Task statement:
Write again exactly the lines in the listing below, starting at the line with "Emit a Python" and ending at the line with "import seaborn as sns", both included. Pictures are not copied.

Entries with chart source code
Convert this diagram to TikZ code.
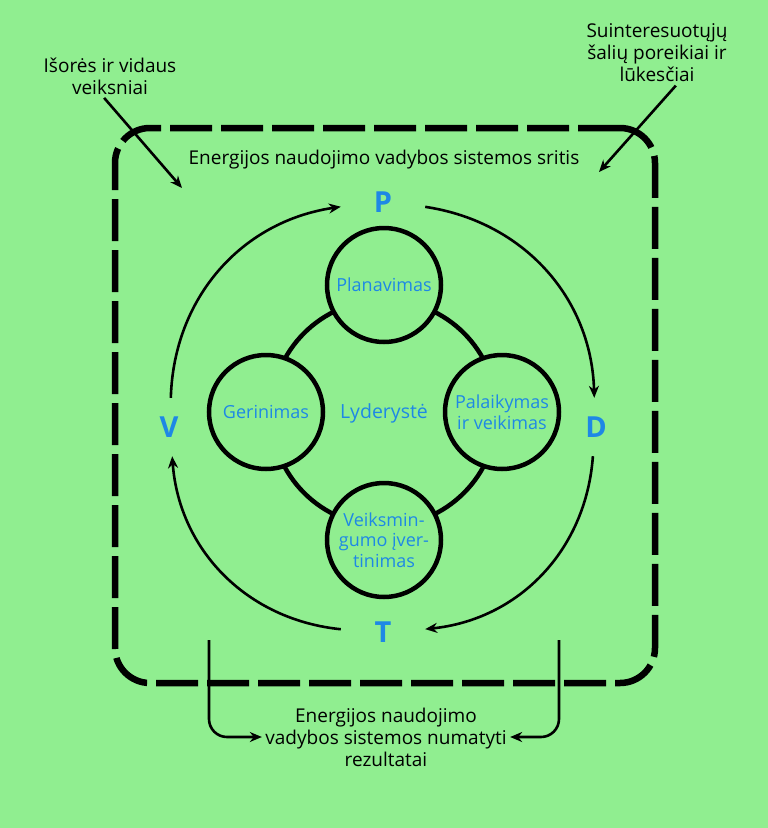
\documentclass[tikz,border=0pt]{standalone}
\usepackage{fontspec}
\setmainfont{Open Sans}
\usepackage{xcolor}
\definecolor{bggreen}{RGB}{144,238,144}
\definecolor{pdcablue}{RGB}{30,136,229}
\usetikzlibrary{arrows.meta,positioning}

\begin{document}
\begin{tikzpicture}[x=1pt, y=-1pt,
  lbl/.style={align=center, font=\fontsize{19}{22}\selectfont, text=black},
  stage/.style={draw, line width=4.5pt, fill=bggreen, circle, minimum size=114pt, inner sep=0pt, align=center, text=pdcablue, font=\fontsize{18}{20.5}\selectfont},
  letter/.style={rectangle, minimum width=84pt, minimum height=58pt, inner sep=0pt, text=pdcablue, font=\fontsize{29}{30}\selectfont\bfseries},
  cyc/.style={-{Stealth[length=12pt,width=10pt]}, line width=2.6pt},
  region/.style={draw, line width=6.5pt, rounded corners=35pt, dash pattern=on 42pt off 9pt, minimum width=540pt, minimum height=555pt}
]
  %% Background and page size
  \fill[bggreen] (0,0) rectangle (768,828);
  \useasboundingbox (0,0) rectangle (768,828);

  %% Scope of the system (dashed frame)
  \node[region] (sritis) at (385,405.5) {};
  \node[lbl] (title) at (384,160) {Energijos naudojimo vadybos sistemos sritis};

  %% Inputs (top)
  \node[lbl] (isores) at (110,76) {Išorės ir vidaus\\veiksniai};
  \node[lbl] (suint)  at (657,53) {Suinteresuotųjų\\šalių poreikiai ir\\lūkesčiai};
  \coordinate (isoresEnd) at (182,188);
  \coordinate (suintEnd)  at (599,172);
  \draw[cyc] (isores.255) -- (isoresEnd);
  \draw[cyc] (suint.300)  -- (suintEnd);

  %% Leadership ring with the four stages
  \node[text=pdcablue, font=\fontsize{19.5}{20}\selectfont] (lyd) at (384,413) {Lyderystė};
  \draw[line width=4.5pt] (lyd.center) circle[radius=113];
  \node[stage] (plan) at (384,285) {Planavimas};
  \node[stage] (palk) at (502,412) {Palaikymas\\ir veikimas};
  \node[stage] (vert) at (384,540) {Veiksmin-\\gumo įver-\\tinimas};
  \node[stage] (ger)  at (266,412) {Gerinimas};

  %% P-D-T-V cycle
  \node[letter] (P) at (383,202) {P};
  \node[letter] (D) at (596,427) {D};
  \node[letter] (T) at (383,632) {T};
  \node[letter] (V) at (169,427) {V};
  \draw[cyc] (P) to[bend left=40] (D);
  \draw[cyc] (D) to[bend left=40] (T);
  \draw[cyc] (T) to[bend left=40] (V);
  \draw[cyc] (V) to[bend left=40] (P);

  %% Outputs (bottom)
  \node[lbl] (rez) at (386,737) {Energijos naudojimo\\vadybos sistemos numatyti\\rezultatai};
  \coordinate (outL) at (209,640);
  \coordinate (outR) at (559,640);
  \draw[cyc, rounded corners=18pt] (outL) |- (rez.west);
  \draw[cyc, rounded corners=18pt] (outR) |- (rez.east);
\end{tikzpicture}
\end{document}
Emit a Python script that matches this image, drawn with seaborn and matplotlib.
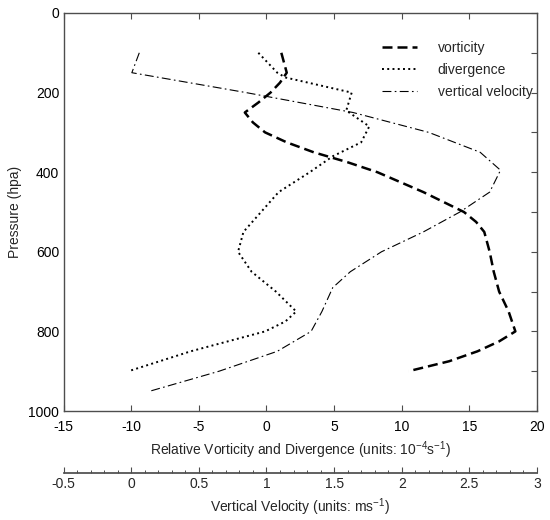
'''
Vertical profiles of vorticity, divergence and vertical velocity
'''

import numpy as np
import pandas as pd
import matplotlib
matplotlib.use('Agg')
import matplotlib.pyplot as plt
from matplotlib.ticker import MultipleLocator, FuncFormatter
import seaborn as sns

### Data
vort_p = [100, 150, 175, 200, 225, 250, 275, 300, 325, 350, 375, 400, 450, 500,
          525, 550, 600, 650, 700, 750, 800, 825, 850, 875, 900]
vort = [1.1, 1.5, 1.0, 0.3, -0.6, -1.6, -1.0, -0.1, 1.5, 3.5, 6.0, 8.2, 11.6, 14.6,
        15.5, 16.1, 16.5, 16.8, 17.2, 17.9, 18.4, 17.2, 15.6, 13.5, 10.5]

div_p = [100, 150, 162, 200, 245, 285, 325, 360, 400, 450, 500, 550, 600, 650,
         700, 750, 775, 800, 850, 900]
div = [-0.6, 0.8, 1.4, 6.3, 5.9, 7.6, 7.0, 4.9, 3.2, 0.9, -0.4, -1.7, -2.1, -1.1,
       0.7, 2.2, 1.4, -0.1, -5.6, -10.2]

vel_p = [100, 150, 200, 250, 300, 350, 395, 450, 500, 550, 600, 650, 690, 750,
         800, 850, 900, 950]
vel = [0.06, 0.005, 0.85, 1.64, 2.20, 2.58, 2.73, 2.65, 2.43, 2.16, 1.85, 1.62,
       1.49, 1.41, 1.33, 1.08, 0.65, 0.14]

vort_df = pd.DataFrame({'p': vort_p, 'val': vort})
div_df = pd.DataFrame({'p': div_p, 'val': div})
vel_df = pd.DataFrame({'p': vel_p, 'val': vel})

### Plot
sns.set_theme(style='white')
plt.rcParams['font.family'] = ['Liberation Sans', 'DejaVu Sans']
plt.rcParams['axes.unicode_minus'] = False
plt.rcParams['mathtext.default'] = 'regular'

fig = plt.figure(figsize=(5.5, 5.2), dpi=100)
ax = fig.add_axes([0.1155, 0.2096, 0.8609, 0.7654])
ax2 = ax.twiny()

sns.lineplot(data=vort_df, x='val', y='p', sort=False, estimator=None, ax=ax,
             color='black', lw=1.8, label='vorticity')
ax.lines[-1].set_dashes((4, 2))
sns.lineplot(data=div_df, x='val', y='p', sort=False, estimator=None, ax=ax,
             color='black', lw=1.4, label='divergence')
ax.lines[-1].set_dashes((1, 1.7))
sns.lineplot(data=vel_df, x='val', y='p', sort=False, estimator=None, ax=ax2,
             color='black', lw=0.8, label='vertical velocity')
ax2.lines[-1].set_dashes((8, 3, 1.5, 3))

spine_col = '0.3'
ax.set_xlim(-15, 20)
ax.set_ylim(1000, 0)
ax.xaxis.set_major_locator(MultipleLocator(5))
ax.yaxis.set_major_locator(MultipleLocator(100))
ax.yaxis.set_major_formatter(FuncFormatter(lambda v, pos: '%d' % v if v % 200 == 0 else ''))
ax.tick_params(direction='in', length=4, width=0.8, color=spine_col,
               top=True, right=True, labelsize=10, labelcolor='black', pad=3)
ax.tick_params(axis='x', pad=6.5)
for s in ax.spines.values():
    s.set_color(spine_col)
    s.set_linewidth(1.0)
ax.set_xlabel('Relative Vorticity and Divergence (units: 10$^{-4}$s$^{-1}$)',
              fontsize=10, labelpad=4)
ax.set_ylabel('Pressure (hpa)', fontsize=10, labelpad=5)

# second x-axis for vertical velocity, drawn below the main axis
ax2.set_xlim(-0.5, 3)
ax2.set_ylim(1000, 0)
ax2.xaxis.set_ticks_position('bottom')
ax2.xaxis.set_label_position('bottom')
ax2.spines['bottom'].set_position(('axes', -0.1545))
for name in ['top', 'left', 'right']:
    ax2.spines[name].set_visible(False)
ax2.spines['bottom'].set_color(spine_col)
ax2.xaxis.set_major_locator(MultipleLocator(0.5))
ax2.xaxis.set_minor_locator(MultipleLocator(0.1))
ax2.xaxis.set_major_formatter(FuncFormatter(lambda v, pos: ('%g' % v)))
ax2.tick_params(axis='x', which='major', direction='in', length=4, width=0.8,
                color=spine_col, labelsize=10, pad=3)
ax2.tick_params(axis='x', which='minor', direction='in', length=2.2, width=0.7,
                color=spine_col)
ax2.set_xlabel('Vertical Velocity (units: ms$^{-1}$)', fontsize=10, labelpad=4)

# legend
h1, l1 = ax.get_legend_handles_labels()
h2, l2 = ax2.get_legend_handles_labels()
ax.get_legend().remove()
ax2.get_legend().remove()
leg = ax2.legend(h1 + h2, l1 + l2, loc='upper right', bbox_to_anchor=(1.002, 0.943),
                 frameon=False, fontsize=10, handlelength=2.5, handletextpad=1.5,
                 labelspacing=0.55, borderaxespad=0)

fig.savefig('out.png', dpi=100)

Output of the task:
Emit a Python script that matches this image, drawn with seaborn and matplotlib.
'''
Vertical profiles of vorticity, divergence and vertical velocity
'''

import numpy as np
import pandas as pd
import matplotlib
matplotlib.use('Agg')
import matplotlib.pyplot as plt
from matplotlib.ticker import MultipleLocator, FuncFormatter
import seaborn as sns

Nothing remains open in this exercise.